*SET TASK*: Omit the images, then output each of the records below exactly.
━━━ AVAILABLE DATA ━━━
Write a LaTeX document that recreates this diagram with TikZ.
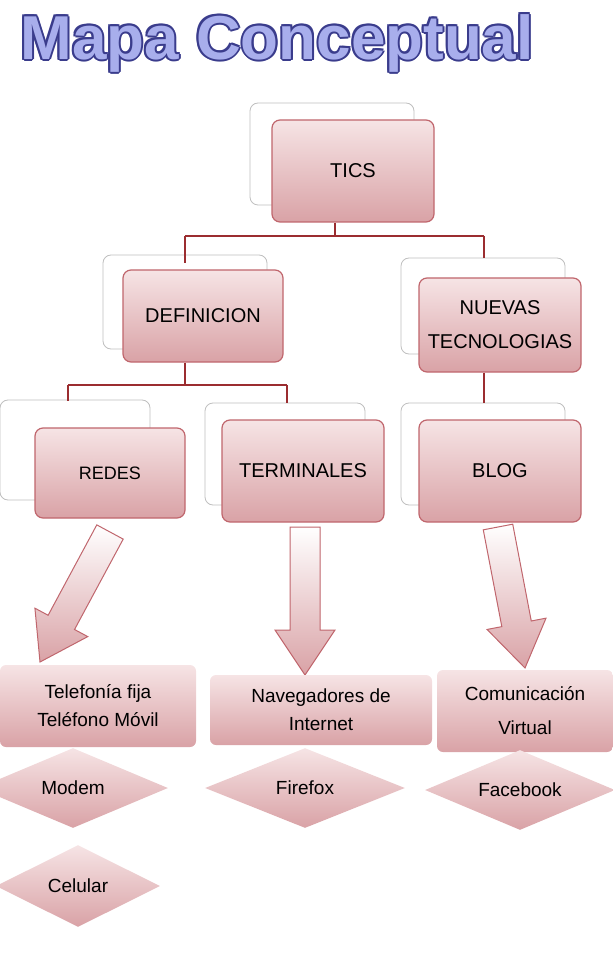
\documentclass[tikz,border=0pt]{standalone}
\usepackage{fontspec}
\setmainfont{Liberation Sans}
\usetikzlibrary{shapes.geometric,calc}
\definecolor{lnk}{HTML}{9B2D30}
\definecolor{pk1}{HTML}{F6E4E5}
\definecolor{pk2}{HTML}{D9A2A6}
\definecolor{pkd}{HTML}{C0666D}
\definecolor{ttl}{HTML}{A8AEEC}
\definecolor{ttlo}{HTML}{3A3C8C}
\tikzset{
 pinkfill/.style={top color=pk1,bottom color=pk2,draw=pkd,line width=0.6pt},
 cbox/.style={pinkfill,rounded corners=4pt,inner sep=0pt,align=center,font=\fontsize{10}{13}\selectfont},
 sbox/.style={draw=gray!50,fill=white,rounded corners=4pt,inner sep=0pt},
 rbox/.style={top color=pk1,bottom color=pk2,draw=none,rounded corners=3pt,align=center,inner sep=0pt,font=\fontsize{9.5}{14}\selectfont},
 dia/.style={diamond,aspect=2.4,top color=pk1,bottom color=pk2,draw=none,inner sep=0pt,font=\fontsize{9.5}{12}\selectfont},
 barrow/.style={top color=white,bottom color=pk2,draw=pkd,line width=0.5pt},
 lnkl/.style={draw=lnk,line width=1.2pt},
 ttlf/.style={font=\bfseries\fontsize{31}{33}\selectfont}
}
\newcommand{\blockarr}[2]{%
 \path ($(#2)!22.5pt!(#1)$) coordinate (hh);
 \draw[barrow] ($(#1)!7.5pt!-90:(#2)$) -- ($(hh)!7.5pt!-90:(#2)$) -- ($(hh)!15pt!-90:(#2)$) -- (#2)
  -- ($(hh)!15pt!90:(#2)$) -- ($(hh)!7.5pt!90:(#2)$) -- ($(#1)!7.5pt!90:(#2)$) -- cycle;}
\begin{document}
\begin{tikzpicture}[x=0.5pt,y=-0.5pt]
\useasboundingbox (0,0) rectangle (613,978);
% title
\foreach \dx/\dy in {-1.5/-1.5,1.5/-1.5,-1.5/1.5,1.5/1.5,0/-2,0/2,-2/0,2/0}
 \node[text=ttlo,ttlf] at (277+\dx,43+\dy) {Mapa Conceptual};
\node[text=ttl,ttlf] (title) at (277,43) {Mapa Conceptual};
% shadows
\node[sbox,minimum width=82pt,minimum height=51pt] (s0) at (332,154) {};
\node[sbox,minimum width=82pt,minimum height=47pt] (s1) at (185,302) {};
\node[sbox,minimum width=82pt,minimum height=48pt] (s2) at (483,306) {};
\node[sbox,minimum width=75pt,minimum height=50pt] (s3) at (75,450) {};
\node[sbox,minimum width=80pt,minimum height=51pt] (s4) at (285,454) {};
\node[sbox,minimum width=82pt,minimum height=51pt] (s5) at (483,454) {};
% boxes
\node[cbox,minimum width=81pt,minimum height=51pt] (tics) at (353,171) {TICS};
\node[cbox,minimum width=80pt,minimum height=46pt] (def) at (203,316) {DEFINICION};
\node[cbox,minimum width=81pt,minimum height=47pt] (nt) at (500,325) {NUEVAS\\[4pt]TECNOLOGIAS};
\node[cbox,minimum width=75pt,minimum height=45pt,font=\fontsize{9}{11}\selectfont] (redes) at (110,473) {REDES};
\node[cbox,minimum width=81pt,minimum height=51pt] (term) at (303,471) {TERMINALES};
\node[cbox,minimum width=81pt,minimum height=51pt] (blog) at (500,471) {BLOG};
% connectors
\coordinate (j1) at (335,236);
\draw[lnkl] (tics.south -| j1) -- (j1);
\draw[lnkl] (185,236) -- (484,236);
\draw[lnkl] (185,236) -- (185,263);
\draw[lnkl] (484,236) -- (484,258);
\coordinate (j2) at (185,385);
\draw[lnkl] (def.south -| j2) -- (j2);
\draw[lnkl] (68,385) -- (287,385);
\draw[lnkl] (68,385) -- (68,401);
\draw[lnkl] (287,385) -- (287,403);
\draw[lnkl] (nt.south -| 484,0) -- (484,403);
% block arrows
\coordinate (a1s) at (110,532); \coordinate (a1e) at (40,662);
\coordinate (a2s) at (305,527); \coordinate (a2e) at (305,675);
\coordinate (a3s) at (498,527); \coordinate (a3e) at (525,668);
\blockarr{a1s}{a1e}
\blockarr{a2s}{a2e}
\blockarr{a3s}{a3e}
% leaf rectangles
\node[rbox,minimum width=98pt,minimum height=41pt] (tel) at (98,706) {Telefonía fija\\Teléfono Móvil};
\node[rbox,minimum width=111pt,minimum height=35pt] (nav) at (321,710) {Navegadores de\\Internet};
\node[rbox,minimum width=88pt,minimum height=41pt] (com) at (525,711) {Comunicación\\[3pt]Virtual};
% diamonds
\node[dia,minimum width=95pt,minimum height=40pt] (modem) at (73,788) {Modem};
\node[dia,minimum width=82pt,minimum height=41pt] (cel) at (78,886) {Celular};
\node[dia,minimum width=100pt,minimum height=40pt] (fire) at (305,788) {Firefox};
\node[dia,minimum width=95pt,minimum height=40pt] (face) at (520,790) {Facebook};
\end{tikzpicture}
\end{document}
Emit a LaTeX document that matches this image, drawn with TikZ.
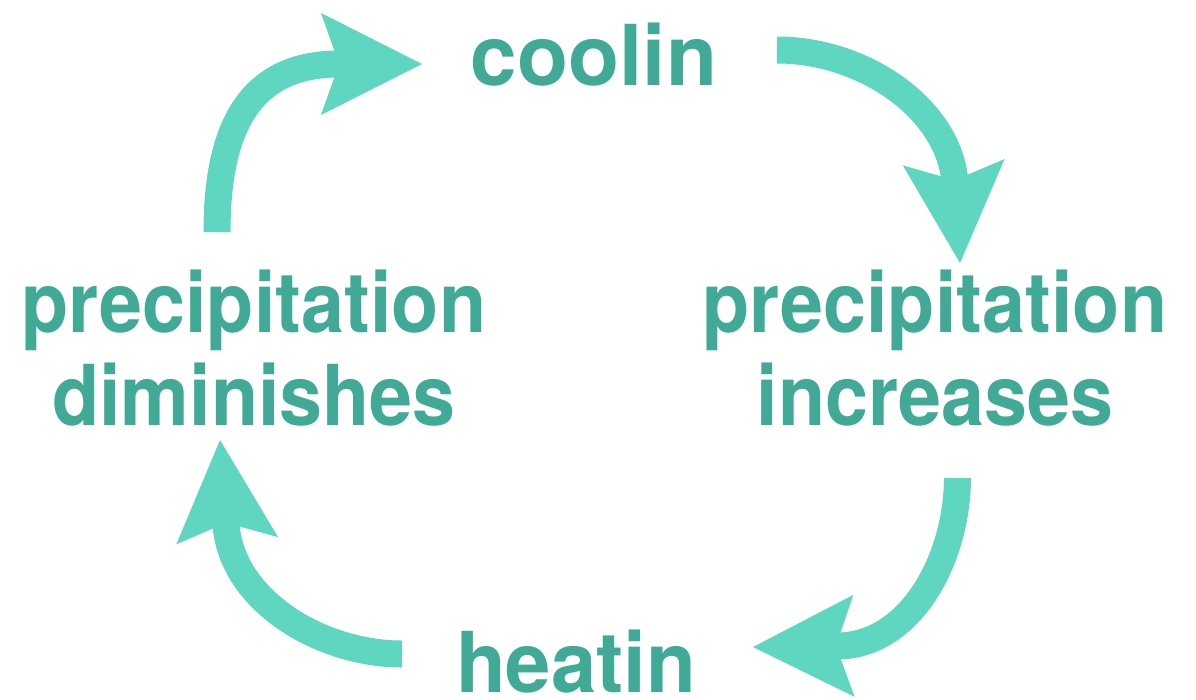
\documentclass[tikz,border=0pt]{standalone}
\usepackage{fontspec}
\newfontfamily\lblfont{TeX Gyre Heros}[FakeStretch=0.92]
\newfontfamily\lblfontc{TeX Gyre Heros}[FakeStretch=0.995]
\newfontfamily\lblfonth{TeX Gyre Heros}[FakeStretch=0.97]
\usetikzlibrary{arrows.meta}
\definecolor{txt}{HTML}{40AA96}
\definecolor{arr}{HTML}{5ED6C0}
\tikzset{
  lbl/.style={text=txt, inner sep=0pt, anchor=base, align=center,
    font=\lblfont\bfseries\fontsize{84}{93}\selectfont},
  cyc/.style={draw=arr, line width=27pt,
    -{Stealth[length=101pt,width=102pt,inset=18pt,line width=0pt]}}
}
\begin{document}
\begin{tikzpicture}[x=1pt,y=-1pt]
\useasboundingbox (0,0) rectangle (1196,699);
\node[lbl, font=\lblfontc\bfseries\fontsize{84}{93}\selectfont] (cool) at (594,85) {coolin};
\node[lbl, font=\lblfonth\bfseries\fontsize{84}{93}\selectfont] (heat) at (576,692) {heatin};
\node[lbl] (pdim) at (254,425) {precipitation\\diminishes};
\node[lbl] (pinc) at (935,425) {precipitation\\increases};
\coordinate (a1s) at (217,232);   \coordinate (a1e) at (422,64);
\coordinate (a2s) at (777,50);    \coordinate (a2e) at (960,263);
\coordinate (a3s) at (957.5,478); \coordinate (a3e) at (753,647);
\coordinate (a4s) at (402,654);   \coordinate (a4e) at (220,440);
\draw[cyc] (a1s) .. controls (217,120) and (255,64) .. (339,64) -- (a1e);
\draw[cyc] (a2s) .. controls (865,50) and (950,110) .. (955,183) -- (a2e);
\draw[cyc] (a3s) .. controls (957,560) and (910,646) .. (837,646) -- (a3e);
\draw[cyc] (a4s) .. controls (320,654) and (231,600) .. (226,524) -- (a4e);
\end{tikzpicture}
\end{document}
━━━
*REPLY*:
Write a LaTeX document that recreates this diagram with TikZ.
\documentclass[tikz,border=0pt]{standalone}
\usepackage{fontspec}
\setmainfont{Liberation Sans}
\usetikzlibrary{shapes.geometric,calc}
\definecolor{lnk}{HTML}{9B2D30}
\definecolor{pk1}{HTML}{F6E4E5}
\definecolor{pk2}{HTML}{D9A2A6}
\definecolor{pkd}{HTML}{C0666D}
\definecolor{ttl}{HTML}{A8AEEC}
\definecolor{ttlo}{HTML}{3A3C8C}
\tikzset{
 pinkfill/.style={top color=pk1,bottom color=pk2,draw=pkd,line width=0.6pt},
 cbox/.style={pinkfill,rounded corners=4pt,inner sep=0pt,align=center,font=\fontsize{10}{13}\selectfont},
 sbox/.style={draw=gray!50,fill=white,rounded corners=4pt,inner sep=0pt},
 rbox/.style={top color=pk1,bottom color=pk2,draw=none,rounded corners=3pt,align=center,inner sep=0pt,font=\fontsize{9.5}{14}\selectfont},
 dia/.style={diamond,aspect=2.4,top color=pk1,bottom color=pk2,draw=none,inner sep=0pt,font=\fontsize{9.5}{12}\selectfont},
 barrow/.style={top color=white,bottom color=pk2,draw=pkd,line width=0.5pt},
 lnkl/.style={draw=lnk,line width=1.2pt},
 ttlf/.style={font=\bfseries\fontsize{31}{33}\selectfont}
}
\newcommand{\blockarr}[2]{%
 \path ($(#2)!22.5pt!(#1)$) coordinate (hh);
 \draw[barrow] ($(#1)!7.5pt!-90:(#2)$) -- ($(hh)!7.5pt!-90:(#2)$) -- ($(hh)!15pt!-90:(#2)$) -- (#2)
  -- ($(hh)!15pt!90:(#2)$) -- ($(hh)!7.5pt!90:(#2)$) -- ($(#1)!7.5pt!90:(#2)$) -- cycle;}
\begin{document}
\begin{tikzpicture}[x=0.5pt,y=-0.5pt]
\useasboundingbox (0,0) rectangle (613,978);
% title
\foreach \dx/\dy in {-1.5/-1.5,1.5/-1.5,-1.5/1.5,1.5/1.5,0/-2,0/2,-2/0,2/0}
 \node[text=ttlo,ttlf] at (277+\dx,43+\dy) {Mapa Conceptual};
\node[text=ttl,ttlf] (title) at (277,43) {Mapa Conceptual};
% shadows
\node[sbox,minimum width=82pt,minimum height=51pt] (s0) at (332,154) {};
\node[sbox,minimum width=82pt,minimum height=47pt] (s1) at (185,302) {};
\node[sbox,minimum width=82pt,minimum height=48pt] (s2) at (483,306) {};
\node[sbox,minimum width=75pt,minimum height=50pt] (s3) at (75,450) {};
\node[sbox,minimum width=80pt,minimum height=51pt] (s4) at (285,454) {};
\node[sbox,minimum width=82pt,minimum height=51pt] (s5) at (483,454) {};
% boxes
\node[cbox,minimum width=81pt,minimum height=51pt] (tics) at (353,171) {TICS};
\node[cbox,minimum width=80pt,minimum height=46pt] (def) at (203,316) {DEFINICION};
\node[cbox,minimum width=81pt,minimum height=47pt] (nt) at (500,325) {NUEVAS\\[4pt]TECNOLOGIAS};
\node[cbox,minimum width=75pt,minimum height=45pt,font=\fontsize{9}{11}\selectfont] (redes) at (110,473) {REDES};
\node[cbox,minimum width=81pt,minimum height=51pt] (term) at (303,471) {TERMINALES};
\node[cbox,minimum width=81pt,minimum height=51pt] (blog) at (500,471) {BLOG};
% connectors
\coordinate (j1) at (335,236);
\draw[lnkl] (tics.south -| j1) -- (j1);
\draw[lnkl] (185,236) -- (484,236);
\draw[lnkl] (185,236) -- (185,263);
\draw[lnkl] (484,236) -- (484,258);
\coordinate (j2) at (185,385);
\draw[lnkl] (def.south -| j2) -- (j2);
\draw[lnkl] (68,385) -- (287,385);
\draw[lnkl] (68,385) -- (68,401);
\draw[lnkl] (287,385) -- (287,403);
\draw[lnkl] (nt.south -| 484,0) -- (484,403);
% block arrows
\coordinate (a1s) at (110,532); \coordinate (a1e) at (40,662);
\coordinate (a2s) at (305,527); \coordinate (a2e) at (305,675);
\coordinate (a3s) at (498,527); \coordinate (a3e) at (525,668);
\blockarr{a1s}{a1e}
\blockarr{a2s}{a2e}
\blockarr{a3s}{a3e}
% leaf rectangles
\node[rbox,minimum width=98pt,minimum height=41pt] (tel) at (98,706) {Telefonía fija\\Teléfono Móvil};
\node[rbox,minimum width=111pt,minimum height=35pt] (nav) at (321,710) {Navegadores de\\Internet};
\node[rbox,minimum width=88pt,minimum height=41pt] (com) at (525,711) {Comunicación\\[3pt]Virtual};
% diamonds
\node[dia,minimum width=95pt,minimum height=40pt] (modem) at (73,788) {Modem};
\node[dia,minimum width=82pt,minimum height=41pt] (cel) at (78,886) {Celular};
\node[dia,minimum width=100pt,minimum height=40pt] (fire) at (305,788) {Firefox};
\node[dia,minimum width=95pt,minimum height=40pt] (face) at (520,790) {Facebook};
\end{tikzpicture}
\end{document}
Emit a LaTeX document that matches this image, drawn with TikZ.
\documentclass[tikz,border=0pt]{standalone}
\usepackage{fontspec}
\newfontfamily\lblfont{TeX Gyre Heros}[FakeStretch=0.92]
\newfontfamily\lblfontc{TeX Gyre Heros}[FakeStretch=0.995]
\newfontfamily\lblfonth{TeX Gyre Heros}[FakeStretch=0.97]
\usetikzlibrary{arrows.meta}
\definecolor{txt}{HTML}{40AA96}
\definecolor{arr}{HTML}{5ED6C0}
\tikzset{
  lbl/.style={text=txt, inner sep=0pt, anchor=base, align=center,
    font=\lblfont\bfseries\fontsize{84}{93}\selectfont},
  cyc/.style={draw=arr, line width=27pt,
    -{Stealth[length=101pt,width=102pt,inset=18pt,line width=0pt]}}
}
\begin{document}
\begin{tikzpicture}[x=1pt,y=-1pt]
\useasboundingbox (0,0) rectangle (1196,699);
\node[lbl, font=\lblfontc\bfseries\fontsize{84}{93}\selectfont] (cool) at (594,85) {coolin};
\node[lbl, font=\lblfonth\bfseries\fontsize{84}{93}\selectfont] (heat) at (576,692) {heatin};
\node[lbl] (pdim) at (254,425) {precipitation\\diminishes};
\node[lbl] (pinc) at (935,425) {precipitation\\increases};
\coordinate (a1s) at (217,232);   \coordinate (a1e) at (422,64);
\coordinate (a2s) at (777,50);    \coordinate (a2e) at (960,263);
\coordinate (a3s) at (957.5,478); \coordinate (a3e) at (753,647);
\coordinate (a4s) at (402,654);   \coordinate (a4e) at (220,440);
\draw[cyc] (a1s) .. controls (217,120) and (255,64) .. (339,64) -- (a1e);
\draw[cyc] (a2s) .. controls (865,50) and (950,110) .. (955,183) -- (a2e);
\draw[cyc] (a3s) .. controls (957,560) and (910,646) .. (837,646) -- (a3e);
\draw[cyc] (a4s) .. controls (320,654) and (231,600) .. (226,524) -- (a4e);
\end{tikzpicture}
\end{document}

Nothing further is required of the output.